Question

Find $$\partial f / \partial x$$ and $$\partial f / \partial y$$.$$f(x, y)=e^{(x+y+1)}$$

Answer

**step1 Find the partial derivative with respect to x**

To find the partial derivative of the function $$f(x, y)$$ with respect to $$x$$, we treat $$y$$ as a constant. We apply the chain rule for differentiation. The derivative of $$e^u$$ is $$e^u$$ multiplied by the derivative of $$u$$ with respect to the variable of differentiation. In this case, $$u = x+y+1$$.

$$\frac{\partial f}{\partial x} = \frac{\partial}{\partial x}(e^{(x+y+1)})$$

First, differentiate the exponent $$x+y+1$$ with respect to $$x$$. Since $$y$$ and $$1$$ are treated as constants, their derivatives with respect to $$x$$ are $$0$$. The derivative of $$x$$ with respect to $$x$$ is $$1$$.

$$\frac{\partial}{\partial x}(x+y+1) = \frac{\partial x}{\partial x} + \frac{\partial y}{\partial x} + \frac{\partial 1}{\partial x} = 1 + 0 + 0 = 1$$

Now, multiply the original function by the derivative of its exponent with respect to $$x$$.

$$\frac{\partial f}{\partial x} = e^{(x+y+1)} \times 1 = e^{(x+y+1)}$$

**step2 Find the partial derivative with respect to y**

To find the partial derivative of the function $$f(x, y)$$ with respect to $$y$$, we treat $$x$$ as a constant. Similar to the previous step, we apply the chain rule. We need to differentiate the exponent $$x+y+1$$ with respect to $$y$$.

$$\frac{\partial f}{\partial y} = \frac{\partial}{\partial y}(e^{(x+y+1)})$$

Next, differentiate the exponent $$x+y+1$$ with respect to $$y$$. Since $$x$$ and $$1$$ are treated as constants, their derivatives with respect to $$y$$ are $$0$$. The derivative of $$y$$ with respect to $$y$$ is $$1$$.

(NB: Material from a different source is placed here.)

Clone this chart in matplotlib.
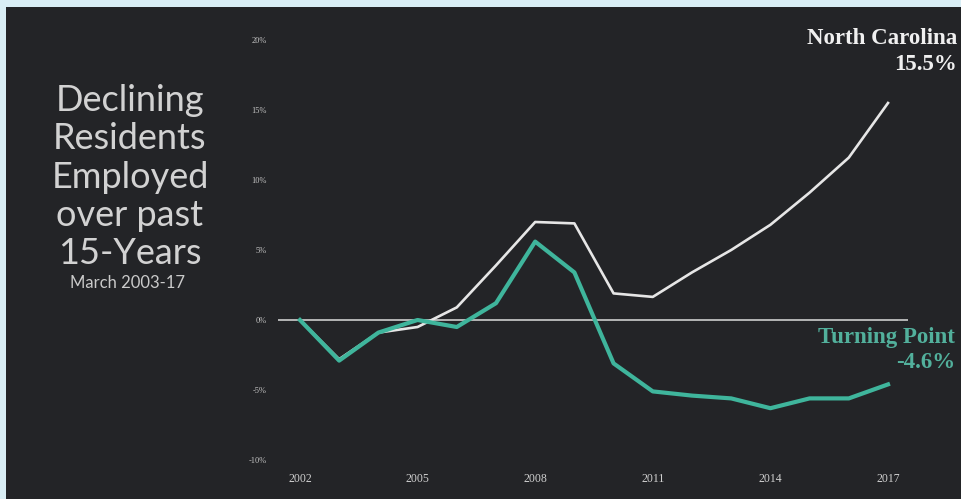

$$\frac{\partial}{\partial y}(x+y+1) = \frac{\partial x}{\partial y} + \frac{\partial y}{\partial y} + \frac{\partial 1}{\partial y} = 0 + 1 + 0 = 1$$

Finally, multiply the original function by the derivative of its exponent with respect to $$y$$.

$$\frac{\partial f}{\partial y} = e^{(x+y+1)} \times 1 = e^{(x+y+1)}$$

Alternative answer

Answer:
$$\partial f / \partial x = e^{(x+y+1)}$$
$$\partial f / \partial y = e^{(x+y+1)}$$

Explain
This is a question about **partial derivatives**, which means we're trying to figure out how a function changes when we only change one variable (like x or y) at a time, while keeping the other variables steady. It's like finding the slope of a hill if you only walked directly north or directly east. The key knowledge here is knowing how to find the derivative of an exponential function ($e^{\text{something}}$) and using the chain rule.

The solving step is:

1. **Understand the function:** Our function is $f(x, y) = e^{(x+y+1)}$. It's 'e' raised to the power of $(x+y+1)$.
2. **Find $\partial f / \partial x$ (the partial derivative with respect to x):**
* When we take the partial derivative with respect to x, we pretend that 'y' is just a regular number, like a constant. So, the $y$ and the $1$ in the exponent behave like constants.
* We use the rule for differentiating $e^u$, which is $e^u \cdot u'$, where $u$ is the exponent.
* In our case, $u = x+y+1$.
* Now, we find the derivative of $u$ with respect to x. The derivative of 'x' is 1. The derivative of 'y' (since we're treating it as a constant) is 0. The derivative of '1' is also 0. So, $u'$ with respect to x is $1+0+0 = 1$.
* Putting it together, $\partial f / \partial x = e^{(x+y+1)} \times 1 = e^{(x+y+1)}$.
3. **Find $\partial f / \partial y$ (the partial derivative with respect to y):**
* This time, we pretend that 'x' is the constant. So, the $x$ and the $1$ in the exponent behave like constants.
* Again, $u = x+y+1$.
* Now, we find the derivative of $u$ with respect to y. The derivative of 'x' (since we're treating it as a constant) is 0. The derivative of 'y' is 1. The derivative of '1' is 0. So, $u'$ with respect to y is $0+1+0 = 1$.
* Putting it together, $\partial f / \partial y = e^{(x+y+1)} \times 1 = e^{(x+y+1)}$.

See, both answers turned out to be the same! That's pretty neat.